Например, сейчас студент может подготовить реферат при помощи текстов, которые есть в интернете, а раньше он должен был сходить в библиотеку, заказать книгу. Мы как доцифровые существа формировались в условиях сукцессивной переработки информации, в условиях линейного времени, где есть прошлое, настоящее, будущее, где есть возможность прогнозирования и контроля, возможность произвольности. Соответственно, мы формировали собственное «я» как нарратив и можем быть представлены как развивающиеся личности.

А портрет личности в цифровую эпоху – это симультанная отработка информации и организации времени, на наш взгляд, в большей степени по законам пространства. Вообще, термин «виртуальное время» мало употребим, гораздо чаще говорят о виртуальном пространстве. Неспроста, потому что сеть – это в первую очередь пространственная структура, а не временная. В виртуальном мире пространство хотя и искажено, но все равно довлеет над временем. Все становится симультанным, одномоментным.

Есть два эффекта виртуального времени, которые мы представляем как парадокс. Первый – расширение актуального момента. Все превращается в «сейчас», и в то же время происходит обесценивание этого актуального момента. Второй – сужение актуального момента. Необходимость постоянных обновлений – это гонка за вечно ускользающим «сейчас». Актуальный момент, расширившись, превращается в точку. Если человек выложил в сети вчерашнюю фотографию, значит, он уже не успел, тем более если он выложил фотографию годичной давности. Такой вот парадокс.

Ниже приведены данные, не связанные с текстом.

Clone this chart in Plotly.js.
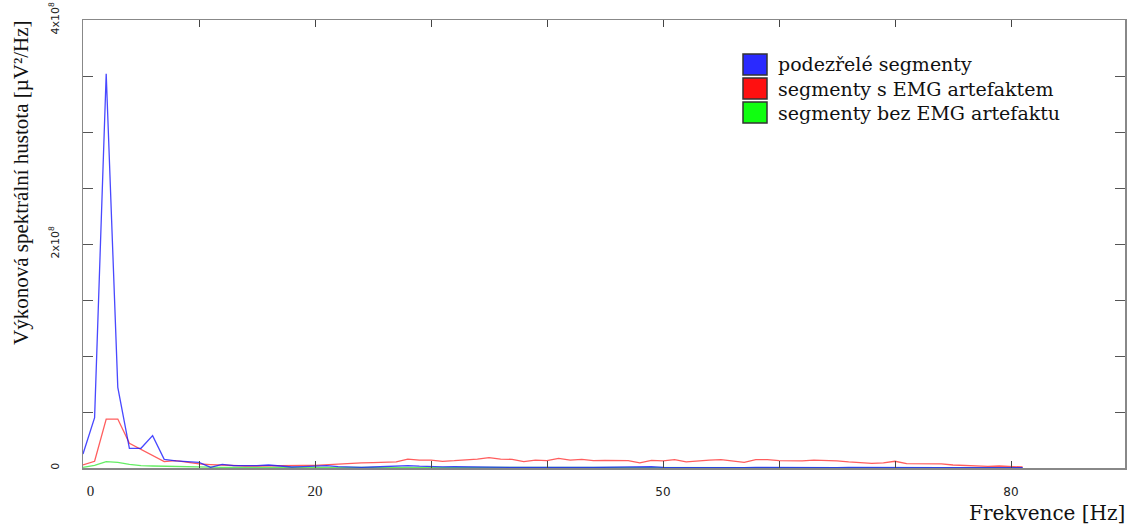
<!DOCTYPE html>
<html>
<head>
<meta charset="utf-8">
<script src="https://cdn.plot.ly/plotly-3.0.1.min.js"></script>
<style>
  html, body { margin: 0; padding: 0; background: #fff; }
  #chart { width: 1128px; height: 524px; }
</style>
</head>
<body>
<div id="chart"></div>
<script>
// Frequency bins [Hz]
const freq = [0,1,2,3,4,5,6,7,8,9,10,11,12,13,14,15,16,17,18,19,20,21,22,23,24,25,26,27,28,29,30,31,32,33,34,35,36,37,38,39,40,41,42,43,44,45,46,47,48,49,50,51,52,53,54,55,56,57,58,59,60,61,62,63,64,65,66,67,68,69,70,71,72,73,74,75,76,77,78,79,80,81];

// Power spectral density, in units of 10^6 µV²/Hz
const suspicious = [12.5,45,352,72,17.6,17.6,28.9,7.7,6.3,5.4,5.1,0.6,3.3,2.1,1.8,2.1,2.7,1.5,0.9,1.2,1.8,2.1,1.2,0.6,0.6,0.9,1.5,2.0,2.2,1.6,1.2,1.0,1.1,0.9,0.8,0.9,0.7,0.6,0.6,0.7,0.6,0.5,0.6,0.5,0.5,0.6,0.7,0.9,1.3,1.1,0.6,0.5,0.4,0.5,0.8,0.6,0.5,0.4,0.5,0.4,0.4,0.5,0.4,0.3,0.4,0.4,0.5,0.4,0.3,0.3,0.4,0.3,0.3,0.4,0.3,0.3,0.3,0.3,0.3,0.3,0.3,0.3];

const withEMG = [2.7,6.0,43.7,43.7,22,16.7,10.7,5.7,6.5,5.1,3.6,3.0,2.4,2.4,1.8,1.8,2.1,2.1,2.4,2.4,2.4,3.0,3.6,4.5,4.5,4.8,4.8,5.4,8.0,7.1,7.1,6.0,6.5,7.1,8.0,9.2,8.0,7.7,5.7,7.1,6.5,8.6,7.1,7.7,6.5,6.8,6.8,6.5,4.5,6.8,6.3,7.4,5.4,6.5,7.1,7.4,6.3,5.1,7.4,7.4,6.5,6.5,6.3,7.1,6.8,6.3,5.4,4.5,4.2,4.5,6.0,3.9,3.9,3.9,3.6,2.7,2.1,2.1,1.5,1.8,1.5,0.9];

const withoutEMG = [0.6,2.4,5.7,5.1,3.3,2.1,1.8,1.5,1.2,1.2,0.9,0.8,0.6,0.6,0.6,0.5,0.5,0.5,0.5,0.5,0.5,0.5,0.5,0.5,0.5,0.5,0.6,0.7,0.7,0.6,0.5,0.5,0.5,0.4,0.4,0.4,0.4,0.4,0.4,0.4,0.4,0.4,0.4,0.4,0.4,0.4,0.4,0.5,0.5,0.6,0.5,0.4,0.4,0.4,0.4,0.4,0.4,0.3,0.3,0.3,0.3,0.3,0.3,0.3,0.3,0.3,0.3,0.3,0.3,0.3,0.3,0.3,0.3,0.3,0.3,0.3,0.3,0.3,0.3,0.2,0.2,0.2];

const seriesNames = ["podezřelé segmenty", "segmenty s EMG artefaktem", "segmenty bez EMG artefaktu"];
const seriesColors = ["rgba(20,20,255,0.78)", "rgba(255,30,30,0.72)", "rgba(40,230,40,0.72)"];
const legendFill = ["#2a2aff", "#ff1010", "#10ff10"];

const serifSpan = t => '<span style="font-family:\'Liberation Serif\';font-size:15px">' + t + '</span>';
const xTickVals = [0,10,20,30,40,50,60,70,80];
const xTickText = [serifSpan('&nbsp;&nbsp;&nbsp;&nbsp;0'), '', serifSpan('20'), '', '', '50', '', '', '80'];
const yTickVals = [0,50,100,150,200,250,300,350,400];
const yTickText = ['0', '', '', '', '2x10<sup>8</sup>', '', '', '', '4x10<sup>8</sup>'];

const traces = [
  {x: freq, y: withoutEMG, name: seriesNames[2], type: 'scatter', mode: 'lines', line: {color: seriesColors[2], width: 1.3}},
  {x: freq, y: withEMG, name: seriesNames[1], type: 'scatter', mode: 'lines', line: {color: seriesColors[1], width: 1.3}},
  {x: freq, y: suspicious, name: seriesNames[0], type: 'scatter', mode: 'lines', line: {color: seriesColors[0], width: 1.3}}
];

// manual legend (squares + labels), positioned in paper coordinates
const L = 83, R = 3, T = 20, B = 56, W = 1128, H = 524;
const pw = W - L - R, ph = H - T - B;
const px2x = p => (p - L) / pw;
const py2y = p => (H - B - p) / ph;
const legendCenters = [64.5, 88.5, 112.5];
const shapes = [];
const annotations = [];
legendCenters.forEach((cy, i) => {
  shapes.push({type: 'rect', xref: 'paper', yref: 'paper',
    x0: px2x(743), x1: px2x(767), y0: py2y(cy + 10.5), y1: py2y(cy - 10.5),
    fillcolor: legendFill[i], line: {color: '#333', width: 1.5}, layer: 'above'});
  annotations.push({xref: 'paper', yref: 'paper', x: px2x(776), y: py2y(cy),
    xanchor: 'left', yanchor: 'middle', showarrow: false, text: seriesNames[i],
    font: {family: 'DejaVu Serif', size: 19, color: '#111'}});
});
annotations.push({xref: 'paper', yref: 'paper', x: px2x(1127), y: py2y(513),
  xanchor: 'right', yanchor: 'middle', showarrow: false, text: 'Frekvence [Hz]',
  font: {family: 'DejaVu Serif', size: 20, color: '#111'}});
annotations.push({xref: 'paper', yref: 'paper', x: px2x(21), y: py2y(183),
  xanchor: 'center', yanchor: 'middle', showarrow: false, textangle: -90,
  text: 'Výkonová spektrální hustota [µV²/Hz]',
  font: {family: 'Liberation Serif', size: 21, color: '#111'}});

const layout = {
  width: W, height: H,
  margin: {l: L, r: R, t: T, b: B, pad: 0},
  paper_bgcolor: '#fff', plot_bgcolor: '#fff',
  showlegend: false,
  xaxis: {
    range: [0, pw / 11.6], tickmode: 'array', tickvals: xTickVals, ticktext: xTickText,
    ticks: 'inside', ticklen: 7, tickwidth: 1, tickcolor: '#444',
    showline: true, linecolor: '#888', linewidth: 1.5, mirror: 'ticks',
    showgrid: false, zeroline: false, ticklabelstandoff: 12,
    tickfont: {family: 'DejaVu Sans', size: 12, color: '#222'}
  },
  yaxis: {
    range: [0, 400], tickmode: 'array', tickvals: yTickVals, ticktext: yTickText,
    ticks: 'inside', ticklen: 10, tickwidth: 1, tickcolor: '#555', tickangle: -90,
    showline: true, linecolor: '#888', linewidth: 1.5, mirror: 'ticks',
    showgrid: false, zeroline: false, ticklabelstandoff: 18,
    tickfont: {family: 'DejaVu Sans', size: 11, color: '#222'}
  },
  shapes: shapes,
  annotations: annotations
};

Plotly.newPlot('chart', traces, layout, {staticPlot: true, displayModeBar: false});
</script>
</body>
</html>
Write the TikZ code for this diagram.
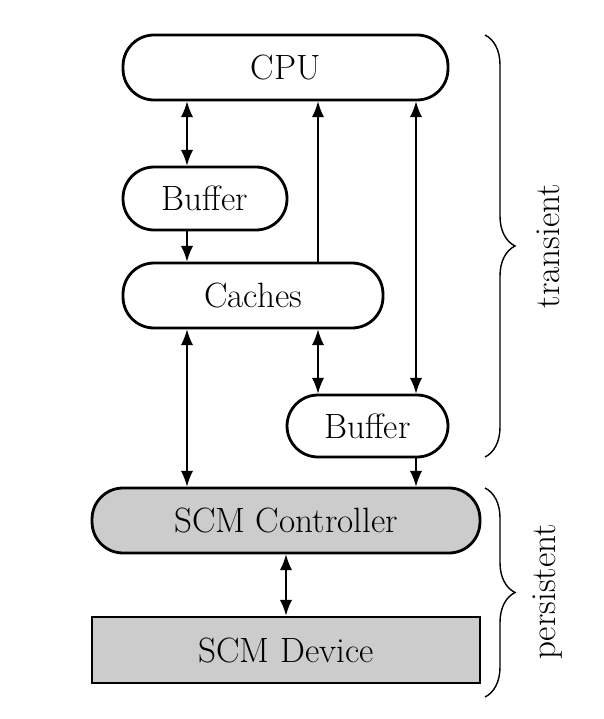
\documentclass[tikz,border=0pt]{standalone}
\usetikzlibrary{decorations.pathreplacing,arrows.meta}
\begin{document}
\begin{tikzpicture}[x=0.02cm,y=-0.02cm,
  box/.style={draw,line width=1.6pt,rounded corners=0.62cm,inner sep=0pt,font=\fontsize{20}{24}\selectfont},
  arr/.style={line width=0.8pt,-{Latex[length=9pt,width=7pt]}},
  darr/.style={line width=0.8pt,{Latex[length=9pt,width=7pt]}-{Latex[length=9pt,width=7pt]}}]
\useasboundingbox (0,0) rectangle (604,719);
\node[box,minimum width=6.5cm,minimum height=1.3cm] (cpu) at (285.5,67.5) {CPU};
\node[box,minimum width=3.28cm,minimum height=1.26cm] (buf1) at (205,198.5) {Buffer};
\node[box,minimum width=5.2cm,minimum height=1.3cm] (cache) at (253,295.5) {Caches};
\node[box,minimum width=3.22cm,minimum height=1.24cm] (buf2) at (367.5,426) {Buffer};
\node[box,fill=black!20,minimum width=7.76cm,minimum height=1.3cm] (ctrl) at (286,520.5) {SCM Controller};
\node[box,rounded corners=0pt,fill=black!20,minimum width=7.76cm,minimum height=1.32cm] (dev) at (286,650) {SCM Device};
\draw[darr] (cpu.south -| 187,0) -- (buf1.north -| 187,0);
\draw[arr] (buf1.south -| 187,0) -- (cache.north -| 187,0);
\draw[arr] (cache.north -| 318,0) -- (cpu.south -| 318,0);
\draw[darr] (cpu.south -| 416,0) -- (buf2.north -| 416,0);
\draw[darr] (cache.south -| 318,0) -- (buf2.north -| 318,0);
\draw[darr] (cache.south -| 187,0) -- (ctrl.north -| 187,0);
\draw[arr] (buf2.south -| 416,0) -- (ctrl.north -| 416,0);
\draw[darr] (ctrl.south -| 286,0) -- (dev.north -| 286,0);
\coordinate (t1) at (485,35); \coordinate (t2) at (485,457);
\coordinate (p1) at (485,488); \coordinate (p2) at (485,697);
\draw[line width=0.8pt,decorate,decoration={brace,amplitude=0.6cm}] (t1) -- (t2);
\draw[line width=0.8pt,decorate,decoration={brace,amplitude=0.6cm}] (p1) -- (p2);
\node[rotate=90,font=\fontsize{20}{24}\selectfont] (tl) at (548,246) {transient};
\node[rotate=90,font=\fontsize{20}{24}\selectfont] (pl) at (548,592) {persistent};
\end{tikzpicture}
\end{document}
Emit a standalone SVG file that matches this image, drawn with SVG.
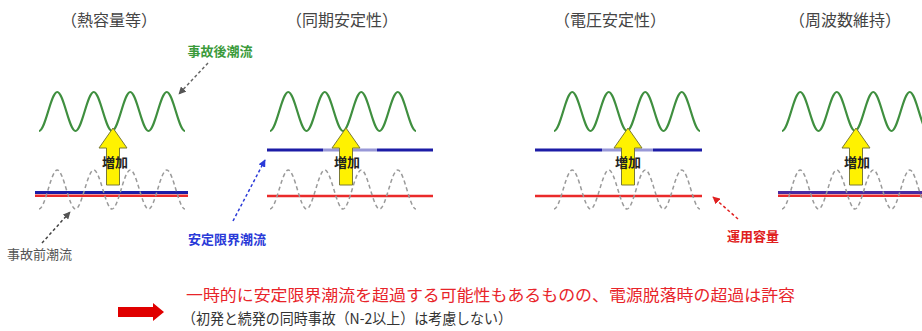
<svg xmlns="http://www.w3.org/2000/svg" width="922" height="331" viewBox="0 0 922 331">
<style>
text{font-family:"Noto Sans CJK JP","Noto Sans",sans-serif}
.title{font-size:16px;fill:#444;text-anchor:middle}
.lbl{font-size:13px;font-weight:700;text-anchor:middle}
.zo{font-size:13px;font-weight:700;fill:#222;text-anchor:middle}
.green{fill:none;stroke:#3f8f3f;stroke-width:2.2}
.gray{fill:none;stroke:#9a9a9a;stroke-width:1.5;stroke-dasharray:4 3}
.blue{stroke:#1c1ca6;stroke-width:3}
.red{stroke:#ea2a2a;stroke-width:2.5}
.purple{stroke:#4a2aa0;stroke-width:3}
.arrow{fill:#fff200;stroke:#7a7a35;stroke-width:1}
.lead{fill:none;stroke-width:1.5;stroke-dasharray:3 2.5}
</style>
<defs>
<path id="wave" d="M0,0 c6.4,0 11.85,-39 18.25,-39 s11.85,39 18.25,39 s11.85,-39 18.25,-39 s11.85,39 18.25,39 s11.85,-39 18.25,-39 s11.85,39 18.25,39 s11.85,-39 18.25,-39 s11.85,39 18.25,39"/>
<path id="up" d="M0,0 L14,20 L6.5,20 L6.5,57 L-6.5,57 L-6.5,20 L-14,20 Z"/>
<marker id="mGray" viewBox="0 0 10 10" refX="9" refY="5" markerWidth="5" markerHeight="5" orient="auto"><path d="M0,0 L10,5 L0,10 Z" fill="#555"/></marker>
<marker id="mBlue" viewBox="0 0 10 10" refX="9" refY="5" markerWidth="5" markerHeight="5" orient="auto"><path d="M0,0 L10,5 L0,10 Z" fill="#2a3ad8"/></marker>
<marker id="mRed" viewBox="0 0 10 10" refX="9" refY="5" markerWidth="5" markerHeight="5" orient="auto"><path d="M0,0 L10,5 L0,10 Z" fill="#e02020"/></marker>
</defs>

<g id="panel-thermal">
<text class="title" x="109" y="26">（熱容量等）</text>
<use href="#wave" class="green" transform="translate(39,131)"/>
<line class="blue" x1="35" y1="192.5" x2="188" y2="192.5"/>
<line class="red" x1="35" y1="195.8" x2="188" y2="195.8"/>
<use href="#wave" class="gray" transform="translate(39,209)"/>
<use href="#up" class="arrow" transform="translate(113,128)"/>
<text class="zo" x="115" y="167">増加</text>
</g>

<g id="panel-sync">
<text class="title" x="342" y="26">（同期安定性）</text>
<use href="#wave" class="green" transform="translate(270,131)"/>
<line class="blue" x1="267" y1="150" x2="433" y2="150"/>
<rect x="323" y="146" width="54" height="8" fill="#fff" opacity="0.55"/>
<line class="red" x1="267" y1="196" x2="433" y2="196"/>
<use href="#wave" class="gray" transform="translate(270,209)"/>
<use href="#up" class="arrow" transform="translate(346,128)"/>
<text class="zo" x="347" y="167">増加</text>
</g>

<g id="panel-voltage">
<text class="title" x="610" y="26">（電圧安定性）</text>
<use href="#wave" class="green" transform="translate(554,131)"/>
<line class="blue" x1="535" y1="150" x2="702" y2="150"/>
<rect x="602" y="146" width="51" height="8" fill="#fff" opacity="0.55"/>
<line class="red" x1="535" y1="196" x2="702" y2="196"/>
<use href="#wave" class="gray" transform="translate(554,209)"/>
<use href="#up" class="arrow" transform="translate(628,128)"/>
<text class="zo" x="628" y="167">増加</text>
</g>

<g id="panel-frequency">
<text class="title" x="845" y="26">（周波数維持）</text>
<use href="#wave" class="green" transform="translate(782,131)"/>
<line class="purple" x1="778" y1="192.5" x2="922" y2="192.5"/>
<line class="red" x1="778" y1="195.8" x2="922" y2="195.8"/>
<use href="#wave" class="gray" transform="translate(782,209)"/>
<use href="#up" class="arrow" transform="translate(856,128)"/>
<text class="zo" x="857" y="167">増加</text>
</g>

<g id="label-after">
<text class="lbl" x="220" y="56" fill="#3a9a3a">事故後潮流</text>
</g>
<g id="label-before">
<text x="7" y="259" font-size="13" fill="#555">事故前潮流</text>
</g>
<g id="label-limit">
<text class="lbl" x="227" y="244" fill="#2a3ad8">安定限界潮流</text>
</g>
<g id="label-capacity">
<text class="lbl" x="753" y="241" fill="#e02020">運用容量</text>
</g>

<g id="connectors">
<line class="lead" x1="208" y1="63" x2="179" y2="94" stroke="#666" marker-end="url(#mGray)"/>
<line class="lead" x1="42" y1="243" x2="70" y2="212" stroke="#444" marker-end="url(#mGray)"/>
<line class="lead" x1="233" y1="221" x2="265" y2="160" stroke="#2a3ad8" marker-end="url(#mBlue)"/>
<line class="lead" x1="738" y1="219" x2="713" y2="197" stroke="#e02020" marker-end="url(#mRed)"/>
</g>

<g id="conclusion">
<polygon points="118,307 153,307 153,303 164,312 153,321 153,317 118,317" fill="#e00000"/>
<text x="186" y="301" font-size="16" fill="#e8242a" textLength="609" lengthAdjust="spacingAndGlyphs">一時的に安定限界潮流を超過する可能性もあるものの、電源脱落時の超過は許容</text>
<text x="182" y="324" font-size="15" fill="#333" textLength="330" lengthAdjust="spacingAndGlyphs">（初発と続発の同時事故（N-2以上）は考慮しない）</text>
</g>
</svg>
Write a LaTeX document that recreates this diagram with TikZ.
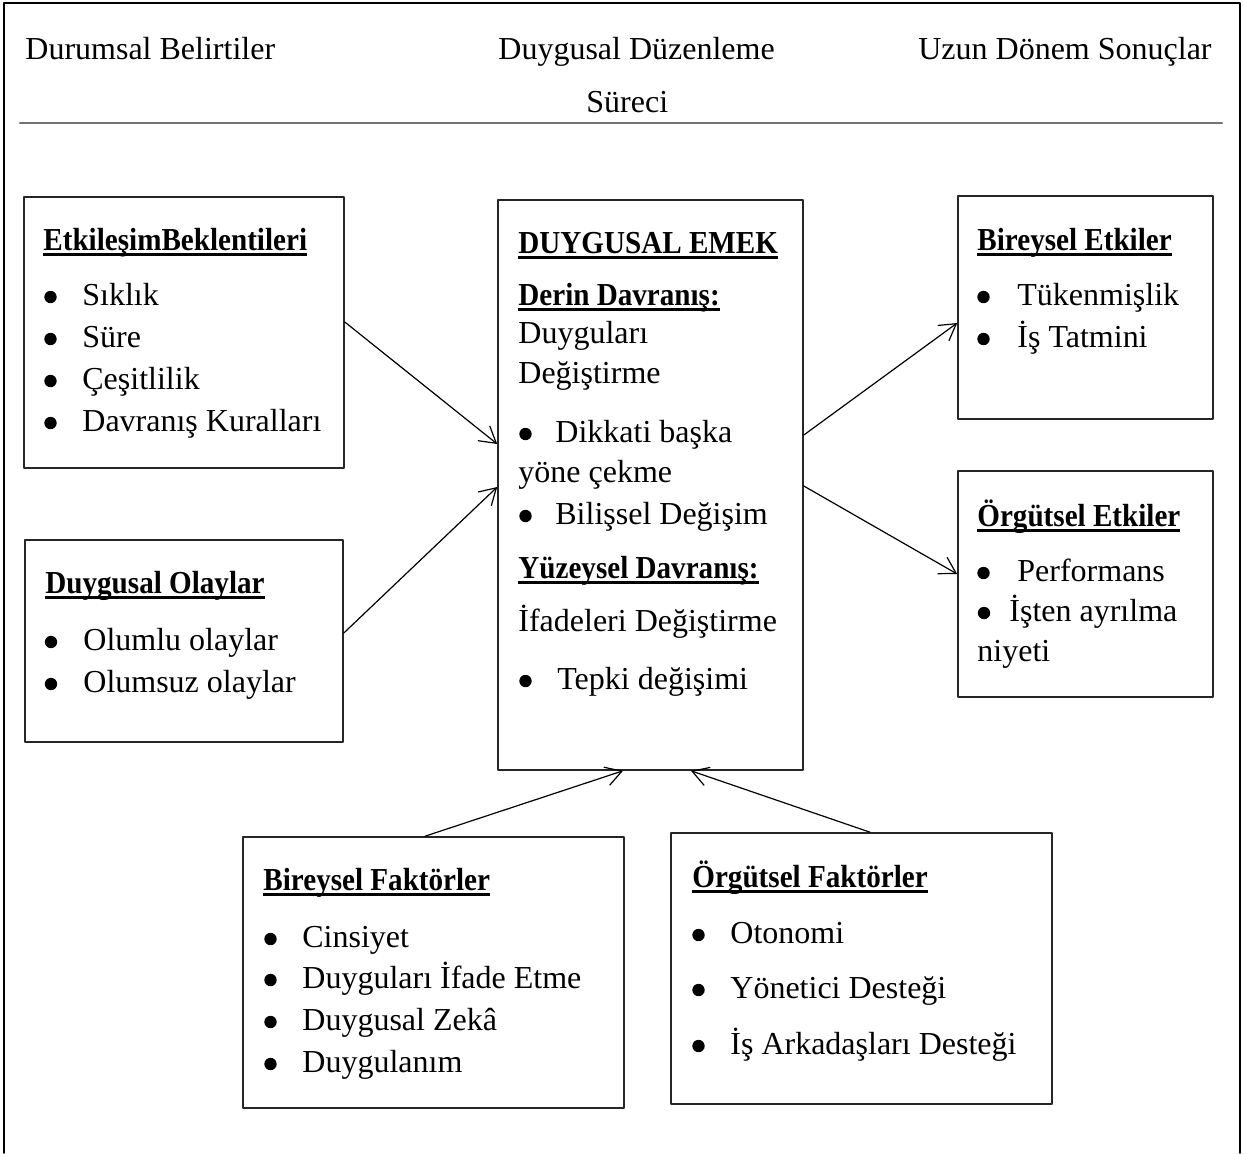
\documentclass[tikz,border=0pt]{standalone}
\usepackage{fontspec}
\setmainfont{Liberation Serif}[BoldFeatures={FakeStretch=0.91}]
\usetikzlibrary{arrows.meta,fit}
\newcommand{\fs}{\fontsize{16pt}{21pt}\selectfont}
\newcommand{\ulx}[1]{\setbox0=\hbox{#1}\rlap{\rule[-2.9pt]{\wd0}{1.5pt}}\box0}
\begin{document}
\begin{tikzpicture}[x=0.5pt,y=-0.5pt,>={Straight Barb[length=8pt,width=9.5pt]}, font=\fs, line join=round, line cap=round]
	\tikzset{box/.style={draw=black!85,line width=0.8pt,inner sep=0pt},
		txt/.style={anchor=base west,inner sep=0pt},
		hd/.style={txt,font=\fs\bfseries},
		dot/.style={circle,fill,inner sep=0pt,minimum size=6.2pt},
		arr/.style={->,line width=0.6pt}}
	\useasboundingbox (0,0) rectangle (1244,1153);
	\draw[line width=0.8pt] (4,1153)--(4,3)--(1240,3)--(1240,1153);%khung
	\draw[black!55,line width=1.3pt] (20,123)--(1222,123);
	\node[txt] (h1) at (25,59) {Durumsal Belirtiler};
	\node[txt] (h2) at (498,59) {Duygusal Düzenleme};
	\node[txt] (h3) at (586,112) {Süreci};
	\node[txt,anchor=base east] (h4) at (1212,59) {Uzun Dönem Sonuçlar};
	% sol
	\node[box,fit={(24,197)(344,468)}] (etk) {};
	\node[hd] (etk-t) at (43,250) {\ulx{EtkileşimBeklentileri}};
	\foreach \y/\t [count=\i] in {305/Sıklık,347/Süre,389/Çeşitlilik,431/Davranış Kuralları}{
		\node[dot] (etk-d\i) at (50.5,\y-8) {};
		\node[txt] (etk-\i) at (82,\y) {\t};
	}
	\node[box,fit={(25,540)(343,742)}] (olay) {};
	\node[hd] (olay-t) at (45,593) {\ulx{Duygusal Olaylar}};
	\foreach \y/\t [count=\i] in {650/Olumlu olaylar,692/Olumsuz olaylar}{
		\node[dot] (olay-d\i) at (51,\y-8) {};
		\node[txt] (olay-\i) at (83,\y) {\t};
	}
	% orta
	\node[box,fit={(498,200)(803,770)}] (emek) {};
	\node[hd] (emek-t) at (518,253) {\ulx{DUYGUSAL EMEK}};
	\node[hd] (emek-1) at (518,305) {\ulx{Derin Davranış:}};
	\node[txt] (emek-2) at (518,343) {Duyguları};
	\node[txt] (emek-3) at (518,383) {Değiştirme};
	\node[dot] (emek-d4) at (525.5,434) {};
	\node[txt] (emek-4) at (555,442) {Dikkati başka};
	\node[txt] (emek-5) at (518,482) {yöne çekme};
	\node[dot] (emek-d6) at (525.5,516) {};
	\node[txt] (emek-6) at (555,524) {Bilişsel Değişim};
	\node[hd] (emek-7) at (518,578) {\ulx{Yüzeysel Davranış:}};
	\node[txt] (emek-8) at (518,631) {İfadeleri Değiştirme};
	\node[dot] (emek-d9) at (525.5,681) {};
	\node[txt] (emek-9) at (557,689) {Tepki değişimi};
	% sag
	\node[box,fit={(958,196)(1213,419)}] (bet) {};
	\node[hd] (bet-t) at (977,250) {\ulx{Bireysel Etkiler}};
	\foreach \y/\t [count=\i] in {305/Tükenmişlik,347/İş Tatmini}{
		\node[dot] (bet-d\i) at (983.5,\y-8) {};
		\node[txt] (bet-\i) at (1017,\y) {\t};
	}
	\node[box,fit={(958,471)(1213,697)}] (oet) {};
	\node[hd] (oet-t) at (977,526) {\ulx{Örgütsel Etkiler}};
	\node[dot] (oet-d1) at (983.5,573) {};
	\node[txt] (oet-1) at (1017,581) {Performans};
	\node[dot] (oet-d2) at (984,613) {};
	\node[txt] (oet-2) at (1009,621) {İşten ayrılma};
	\node[txt] (oet-3) at (977,661) {niyeti};
	% alt
	\node[box,fit={(243,837)(624,1108)}] (bfak) {};
	\node[hd] (bfak-t) at (263,890) {\ulx{Bireysel Faktörler}};
	\foreach \y/\t [count=\i] in {947/Cinsiyet,988/Duyguları İfade Etme,1030/Duygusal Zekâ,1072/Duygulanım}{
		\node[dot] (bfak-d\i) at (270.5,\y-8) {};
		\node[txt] (bfak-\i) at (302,\y) {\t};
	}
	\node[box,fit={(671,833)(1052,1104)}] (ofak) {};
	\node[hd] (ofak-t) at (692,887) {\ulx{Örgütsel Faktörler}};
	\foreach \y/\t [count=\i] in {943/Otonomi,998/Yönetici Desteği,1054/İş Arkadaşları Desteği}{
		\node[dot] (ofak-d\i) at (698.5,\y-8) {};
		\node[txt] (ofak-\i) at (730,\y) {\t};
	}
	% oklar
	\draw[arr] ([shift={(0,-10.5)}]etk.east) -- ([shift={(0,-41)}]emek.west);
	\draw[arr] ([shift={(0,-8)}]olay.east) -- ([shift={(0,2)}]emek.west);
	\draw[arr] ([shift={(0,-50)}]emek.east) -- ([shift={(0,15.5)}]bet.west);
	\draw[arr] ([shift={(0,1)}]emek.east) -- ([shift={(0,-10)}]oet.west);
	\draw[arr] ([shift={(-8.5,0)}]bfak.north) -- ([shift={(-27.5,0)}]emek.south);
	\draw[arr] ([shift={(8.5,0)}]ofak.north) -- ([shift={(40.5,0)}]emek.south);
\end{tikzpicture}
\end{document}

Понятно, что можно говорить о формировании виртуальной идентичности, о каких-то новых формах идентичности, и тем не менее остается ключевой вопрос. Если структура произвольного акта, требующего сукцессивной переработки информации, является для нас центральной, формообразующей, то возможно ли сохранение этой структуры при виртуализации личности? Этот вопрос мы оставляем открытым.